The FTC publishes a sample dispute letter template on its website that you can adapt. The letter doesn’t need to be long or use legal terminology. What matters is clearly identifying the charge and explaining why it’s wrong, backed by your documentation.

What Happens After You File

Once the issuer receives your dispute at the correct address, it must send you a written acknowledgment within 30 days. The issuer then has two full billing cycles to investigate and resolve the dispute, with an outer limit of 90 days.3Consumer Financial Protection Bureau. 12 CFR Part 1026 Regulation Z – 1026.13 Billing Error Resolution

While the investigation is open, you do not have to pay the disputed amount or any interest that accrues on it. The issuer also cannot report that amount as delinquent to credit bureaus or take any collection action against you for it during the investigation period.3Consumer Financial Protection Bureau. 12 CFR Part 1026 Regulation Z – 1026.13 Billing Error Resolution You still owe the undisputed portion of your bill, though. Skipping your entire payment because one charge is disputed can trigger late fees on the rest of your balance.

Some issuers issue a temporary credit to your account during the investigation, which means the disputed amount is removed from your balance while they look into it. This is a common practice but not a legal requirement under Regulation Z. If the issuer resolves the dispute in the merchant’s favor, that temporary credit gets reversed and you’ll owe the amount plus any accumulated interest.

If the Dispute Doesn’t Resolve the Problem

Most recurring charge disputes end successfully when the consumer has documentation of the cancellation. But when they don’t, you have escalation options.

Filing a complaint with the Consumer Financial Protection Bureau puts your dispute on the issuer’s radar at a regulatory level. The CFPB forwards complaints to the company and requires a response, typically within 15 days. This won’t guarantee a reversal, but companies tend to take complaints more seriously when a federal regulator is watching. You can file for free at consumerfinance.gov.

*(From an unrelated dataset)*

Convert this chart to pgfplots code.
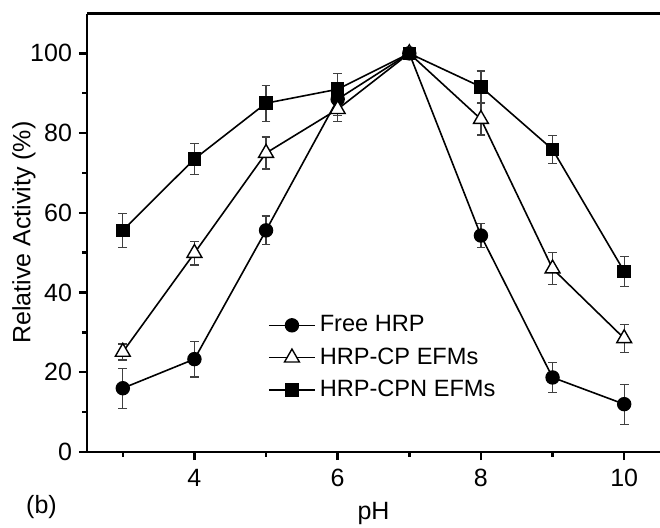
\documentclass[border=0pt]{standalone}
\usepackage{fontspec}
\setmainfont{Liberation Sans}
\usepackage{pgfplots}
\usepackage{pgfplotstable}
\pgfplotsset{compat=1.18}
\pgfplotstableread{
x y e
3 16.0 5.0
4 23.3 4.5
5 55.6 3.6
6 88.5 4.0
7 100 0.8
8 54.3 3.0
9 18.7 3.8
10 12.0 5.0
}\free
\pgfplotstableread{
x y e
3 25.1 2.0
4 49.9 3.0
5 75.0 4.0
6 86.0 3.0
7 100 0.8
8 83.5 4.0
9 46.0 4.0
10 28.5 3.5
}\cp
\pgfplotstableread{
x y e
3 55.6 4.3
4 73.5 3.8
5 87.5 4.5
6 91.0 4.0
7 100 0.8
8 91.6 4.0
9 75.9 3.5
10 45.3 3.7
}\cpn
\begin{document}
\begin{tikzpicture}
\begin{axis}[
  scale only axis, width=286.5pt, height=219.25pt,
  xmin=2.5, xmax=10.5, ymin=0, ymax=110,
  axis x line*=box, axis y line*=left,
  xtick pos=left, ytick pos=left,
  xtick={4,6,8,10}, minor xtick={3,5,7,9},
  ytick={0,20,40,60,80,100}, minor ytick={10,30,50,70,90},
  tick align=outside,
  major tick length=4pt, minor tick length=2.3pt,
  every tick/.style={black, line width=1.2pt},
  axis line style={line width=1.3pt},
  /pgf/number format/assume math mode=true,
  ticklabel style={font=\fontsize{12.5}{14}\selectfont},
  xticklabel style={yshift=-1pt},
  xlabel={pH}, ylabel={Relative Activity (\%)},
  label style={font=\fontsize{12.5}{14}\selectfont},
  xlabel style={yshift=-1pt},
  ylabel style={yshift=-9.5pt},
  clip=false,
  legend style={at={(rel axis cs:0.305,0.33)}, anchor=north west, draw=none, fill=none,
    font=\fontsize{11.8}{13}\selectfont, row sep=2.5pt},
  legend cell align=left,
  legend image code/.code={\draw[mark repeat=2,mark phase=2] plot coordinates {(0pt,0pt) (11.5pt,0pt) (23pt,0pt)};},
  every axis plot/.append style={line width=0.8pt, black},
  error bars/y dir=both, error bars/y explicit,
  error bars/error bar style={line width=0.6pt, black!75},
  error bars/error mark options={rotate=90, mark size=2.2pt, line width=0.6pt, black!75},
]
\addplot[mark=*, mark size=3.2pt, mark options={solid}] table[x=x, y=y, y error=e] {\free};
\addlegendentry{Free HRP}
\addplot[mark=triangle*, mark size=4.3pt, mark options={fill=white, line width=0.7pt}] table[x=x, y=y, y error=e] {\cp};
\addlegendentry{HRP-CP EFMs}
\addplot[mark=square*, mark size=3pt] table[x=x, y=y, y error=e] {\cpn};
\addlegendentry{HRP-CPN EFMs}
\node[font=\fontsize{12.5}{14}\selectfont] at (rel axis cs:-0.0794,-0.1254) {(b)};
\end{axis}
\path (current axis.south west) ++(-43.5pt,-37.5pt) coordinate (bl);
\path (current axis.north east) ++(0pt,6.75pt) coordinate (tr);
\pgfresetboundingbox
\path[use as bounding box] (bl) rectangle (tr);
\end{tikzpicture}
\end{document}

For charges that are large enough to justify the effort, small claims court is available in every state. Filing fees range from roughly $10 to over $300 depending on the jurisdiction and the amount you’re claiming, and you generally don’t need a lawyer. If you have clear evidence that you canceled and the merchant kept billing you, small claims is a viable path, especially against companies that count on consumers giving up after a failed dispute.

You can also file a complaint with the FTC at reportfraud.ftc.gov. The FTC doesn’t resolve individual disputes, but complaints help the agency identify patterns of abuse that can lead to enforcement actions against companies that systematically ignore cancellation requests.

Common Mistakes That Derail the Process

The biggest one is waiting too long. That 60-day dispute window is firm, and many people don’t notice unwanted charges for months, especially small subscription fees that blend into a long statement. Setting up transaction alerts through your card issuer’s app takes two minutes and catches rogue charges immediately.

Another frequent mistake is canceling through one channel but not documenting it. Clicking “unsubscribe” on a merchant’s website feels final, but if the system glitches or the cancellation doesn’t process, you’ll have nothing to show your card issuer. Always get a confirmation number, a screenshot, or an email receipt.

Relying solely on a new card number is the third common error. As described above, account updater services can forward your new credentials to the exact merchant you’re trying to avoid. Pair any card replacement with an explicit merchant block from your issuer and, if needed, opt out of the account updater service entirely.

Finally, some people call their card issuer and ask them to “handle everything” without ever contacting the merchant. Issuers will typically push back on a billing dispute if you can’t show you attempted to cancel with the merchant first. The strongest position is always a documented cancellation attempt followed by a formal dispute when the charge persists anyway.